Rows from a dataset of charts and code:
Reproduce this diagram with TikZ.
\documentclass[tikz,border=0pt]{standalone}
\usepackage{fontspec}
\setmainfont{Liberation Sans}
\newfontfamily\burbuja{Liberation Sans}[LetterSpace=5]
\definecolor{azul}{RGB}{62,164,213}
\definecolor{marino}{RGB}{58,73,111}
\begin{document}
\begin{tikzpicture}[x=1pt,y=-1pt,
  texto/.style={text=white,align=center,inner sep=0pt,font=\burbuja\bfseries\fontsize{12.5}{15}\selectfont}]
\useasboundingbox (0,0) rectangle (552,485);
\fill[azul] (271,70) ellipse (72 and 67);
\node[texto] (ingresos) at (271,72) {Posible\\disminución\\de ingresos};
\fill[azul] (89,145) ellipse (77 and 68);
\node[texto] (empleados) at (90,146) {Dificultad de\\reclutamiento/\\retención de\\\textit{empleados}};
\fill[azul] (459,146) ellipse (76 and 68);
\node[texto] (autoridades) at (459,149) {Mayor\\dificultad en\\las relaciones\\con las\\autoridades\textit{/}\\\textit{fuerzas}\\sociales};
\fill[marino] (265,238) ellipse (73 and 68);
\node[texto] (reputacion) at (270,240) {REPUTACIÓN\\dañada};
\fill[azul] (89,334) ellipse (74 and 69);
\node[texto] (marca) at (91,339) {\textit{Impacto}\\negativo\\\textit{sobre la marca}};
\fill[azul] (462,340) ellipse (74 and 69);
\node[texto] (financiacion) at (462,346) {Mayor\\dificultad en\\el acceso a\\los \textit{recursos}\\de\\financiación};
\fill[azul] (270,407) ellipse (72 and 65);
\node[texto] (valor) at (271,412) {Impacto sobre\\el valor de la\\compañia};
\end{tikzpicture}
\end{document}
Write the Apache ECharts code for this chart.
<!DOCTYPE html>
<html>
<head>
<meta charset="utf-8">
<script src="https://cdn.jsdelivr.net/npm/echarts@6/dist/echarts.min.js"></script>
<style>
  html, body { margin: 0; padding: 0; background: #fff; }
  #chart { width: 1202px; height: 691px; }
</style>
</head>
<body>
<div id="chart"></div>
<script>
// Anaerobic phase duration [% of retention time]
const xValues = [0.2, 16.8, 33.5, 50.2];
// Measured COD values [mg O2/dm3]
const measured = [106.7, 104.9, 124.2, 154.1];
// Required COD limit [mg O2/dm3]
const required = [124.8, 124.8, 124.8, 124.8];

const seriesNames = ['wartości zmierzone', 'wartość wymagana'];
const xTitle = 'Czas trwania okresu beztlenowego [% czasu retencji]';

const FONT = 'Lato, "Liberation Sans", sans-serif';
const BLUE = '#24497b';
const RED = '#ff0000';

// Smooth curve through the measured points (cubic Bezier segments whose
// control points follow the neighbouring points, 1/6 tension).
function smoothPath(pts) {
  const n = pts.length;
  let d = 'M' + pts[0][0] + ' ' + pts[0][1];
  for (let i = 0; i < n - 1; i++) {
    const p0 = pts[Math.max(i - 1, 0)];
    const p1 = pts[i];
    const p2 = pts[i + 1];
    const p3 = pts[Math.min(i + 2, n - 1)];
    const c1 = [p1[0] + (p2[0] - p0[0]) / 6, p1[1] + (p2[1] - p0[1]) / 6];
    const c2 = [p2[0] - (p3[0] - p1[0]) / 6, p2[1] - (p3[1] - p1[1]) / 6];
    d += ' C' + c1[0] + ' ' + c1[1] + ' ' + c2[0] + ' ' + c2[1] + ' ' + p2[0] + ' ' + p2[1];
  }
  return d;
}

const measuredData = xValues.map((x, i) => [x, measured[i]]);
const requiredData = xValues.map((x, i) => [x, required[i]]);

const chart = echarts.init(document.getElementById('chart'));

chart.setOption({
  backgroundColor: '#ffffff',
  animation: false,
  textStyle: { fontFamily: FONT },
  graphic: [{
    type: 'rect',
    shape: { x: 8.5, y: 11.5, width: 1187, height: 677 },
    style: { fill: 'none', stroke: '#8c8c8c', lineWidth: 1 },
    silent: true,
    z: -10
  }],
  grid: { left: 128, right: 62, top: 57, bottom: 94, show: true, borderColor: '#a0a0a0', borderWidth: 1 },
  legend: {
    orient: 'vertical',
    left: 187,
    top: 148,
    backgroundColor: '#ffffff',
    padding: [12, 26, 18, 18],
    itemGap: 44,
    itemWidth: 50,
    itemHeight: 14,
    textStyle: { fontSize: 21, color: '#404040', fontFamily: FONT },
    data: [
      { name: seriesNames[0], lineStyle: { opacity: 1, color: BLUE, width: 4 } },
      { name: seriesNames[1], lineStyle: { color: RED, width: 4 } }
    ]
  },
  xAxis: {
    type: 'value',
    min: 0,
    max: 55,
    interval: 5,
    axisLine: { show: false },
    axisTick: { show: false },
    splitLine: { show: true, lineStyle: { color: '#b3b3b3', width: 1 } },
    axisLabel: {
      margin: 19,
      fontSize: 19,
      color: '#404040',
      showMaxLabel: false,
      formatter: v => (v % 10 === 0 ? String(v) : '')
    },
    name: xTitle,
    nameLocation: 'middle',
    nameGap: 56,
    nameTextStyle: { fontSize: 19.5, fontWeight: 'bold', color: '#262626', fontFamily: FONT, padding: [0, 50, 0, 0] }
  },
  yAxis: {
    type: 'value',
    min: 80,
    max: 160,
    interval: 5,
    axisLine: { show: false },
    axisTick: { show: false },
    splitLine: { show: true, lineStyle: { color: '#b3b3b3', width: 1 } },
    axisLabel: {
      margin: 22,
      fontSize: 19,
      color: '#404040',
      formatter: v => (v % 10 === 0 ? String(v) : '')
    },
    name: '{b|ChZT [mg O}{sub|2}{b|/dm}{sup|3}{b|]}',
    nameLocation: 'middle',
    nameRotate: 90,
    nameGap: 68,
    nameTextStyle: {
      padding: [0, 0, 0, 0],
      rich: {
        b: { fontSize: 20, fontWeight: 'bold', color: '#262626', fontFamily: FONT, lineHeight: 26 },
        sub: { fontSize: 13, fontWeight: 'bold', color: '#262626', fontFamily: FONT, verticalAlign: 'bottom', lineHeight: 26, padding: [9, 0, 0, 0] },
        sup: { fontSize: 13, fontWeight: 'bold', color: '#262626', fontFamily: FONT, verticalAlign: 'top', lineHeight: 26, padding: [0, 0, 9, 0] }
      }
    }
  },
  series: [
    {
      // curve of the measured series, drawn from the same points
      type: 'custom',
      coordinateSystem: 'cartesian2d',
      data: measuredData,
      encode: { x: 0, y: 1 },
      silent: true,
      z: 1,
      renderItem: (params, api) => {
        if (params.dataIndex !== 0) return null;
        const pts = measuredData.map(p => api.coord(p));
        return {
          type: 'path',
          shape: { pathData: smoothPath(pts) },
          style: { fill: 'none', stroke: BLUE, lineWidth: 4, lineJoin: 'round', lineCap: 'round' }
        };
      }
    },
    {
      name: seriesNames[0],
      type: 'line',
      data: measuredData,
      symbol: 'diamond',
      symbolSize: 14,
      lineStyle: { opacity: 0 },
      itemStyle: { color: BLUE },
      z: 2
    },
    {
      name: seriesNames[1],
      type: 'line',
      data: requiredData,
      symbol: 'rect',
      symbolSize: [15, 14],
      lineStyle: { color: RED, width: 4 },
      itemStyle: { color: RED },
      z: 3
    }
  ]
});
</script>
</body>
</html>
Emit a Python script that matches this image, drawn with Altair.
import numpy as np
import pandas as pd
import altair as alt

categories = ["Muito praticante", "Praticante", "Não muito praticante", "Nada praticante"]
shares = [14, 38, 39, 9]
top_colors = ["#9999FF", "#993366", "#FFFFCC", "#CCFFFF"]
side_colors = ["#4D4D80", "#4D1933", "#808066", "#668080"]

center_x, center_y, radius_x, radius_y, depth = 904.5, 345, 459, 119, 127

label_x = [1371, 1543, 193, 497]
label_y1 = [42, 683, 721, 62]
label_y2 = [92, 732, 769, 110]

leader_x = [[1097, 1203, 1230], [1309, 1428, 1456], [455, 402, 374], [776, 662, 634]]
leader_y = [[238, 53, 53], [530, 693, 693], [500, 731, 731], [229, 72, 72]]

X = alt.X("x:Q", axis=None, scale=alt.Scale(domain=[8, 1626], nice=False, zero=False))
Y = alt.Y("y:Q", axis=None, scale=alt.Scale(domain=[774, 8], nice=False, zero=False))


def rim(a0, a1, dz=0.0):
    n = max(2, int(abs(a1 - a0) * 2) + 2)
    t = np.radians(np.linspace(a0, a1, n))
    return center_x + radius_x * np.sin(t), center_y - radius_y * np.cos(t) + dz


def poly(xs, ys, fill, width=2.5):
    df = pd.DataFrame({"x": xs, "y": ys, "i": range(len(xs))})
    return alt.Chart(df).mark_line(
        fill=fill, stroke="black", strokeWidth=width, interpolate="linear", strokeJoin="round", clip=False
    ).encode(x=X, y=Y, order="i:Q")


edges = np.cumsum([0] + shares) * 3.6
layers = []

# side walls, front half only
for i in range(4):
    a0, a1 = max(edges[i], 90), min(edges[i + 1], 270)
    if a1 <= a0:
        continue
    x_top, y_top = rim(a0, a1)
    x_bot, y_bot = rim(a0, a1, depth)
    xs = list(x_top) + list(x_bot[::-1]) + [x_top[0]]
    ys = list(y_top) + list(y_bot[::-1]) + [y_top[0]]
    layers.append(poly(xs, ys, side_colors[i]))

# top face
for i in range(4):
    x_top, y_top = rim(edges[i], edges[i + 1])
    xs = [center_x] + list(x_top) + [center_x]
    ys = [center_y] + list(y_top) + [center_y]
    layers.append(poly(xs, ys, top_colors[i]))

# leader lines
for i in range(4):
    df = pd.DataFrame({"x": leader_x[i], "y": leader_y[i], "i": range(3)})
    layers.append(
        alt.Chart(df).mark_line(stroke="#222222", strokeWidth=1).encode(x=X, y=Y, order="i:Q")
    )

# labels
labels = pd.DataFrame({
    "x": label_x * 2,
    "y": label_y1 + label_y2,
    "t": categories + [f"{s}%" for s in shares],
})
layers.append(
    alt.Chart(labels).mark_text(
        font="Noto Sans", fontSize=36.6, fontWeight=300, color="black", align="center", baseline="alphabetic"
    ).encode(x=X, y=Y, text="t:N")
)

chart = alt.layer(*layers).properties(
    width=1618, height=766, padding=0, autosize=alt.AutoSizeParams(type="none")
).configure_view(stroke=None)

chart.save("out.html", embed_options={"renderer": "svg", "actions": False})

→ Task goal: Write out exactly the lines from the one with "Emit a Python" through the one with "label_y2 = [92, 732, 769, 110]", including both, and no others.

→ Solution to the problem:
Emit a Python script that matches this image, drawn with Altair.
import numpy as np
import pandas as pd
import altair as alt

categories = ["Muito praticante", "Praticante", "Não muito praticante", "Nada praticante"]
shares = [14, 38, 39, 9]
top_colors = ["#9999FF", "#993366", "#FFFFCC", "#CCFFFF"]
side_colors = ["#4D4D80", "#4D1933", "#808066", "#668080"]

center_x, center_y, radius_x, radius_y, depth = 904.5, 345, 459, 119, 127

label_x = [1371, 1543, 193, 497]
label_y1 = [42, 683, 721, 62]
label_y2 = [92, 732, 769, 110]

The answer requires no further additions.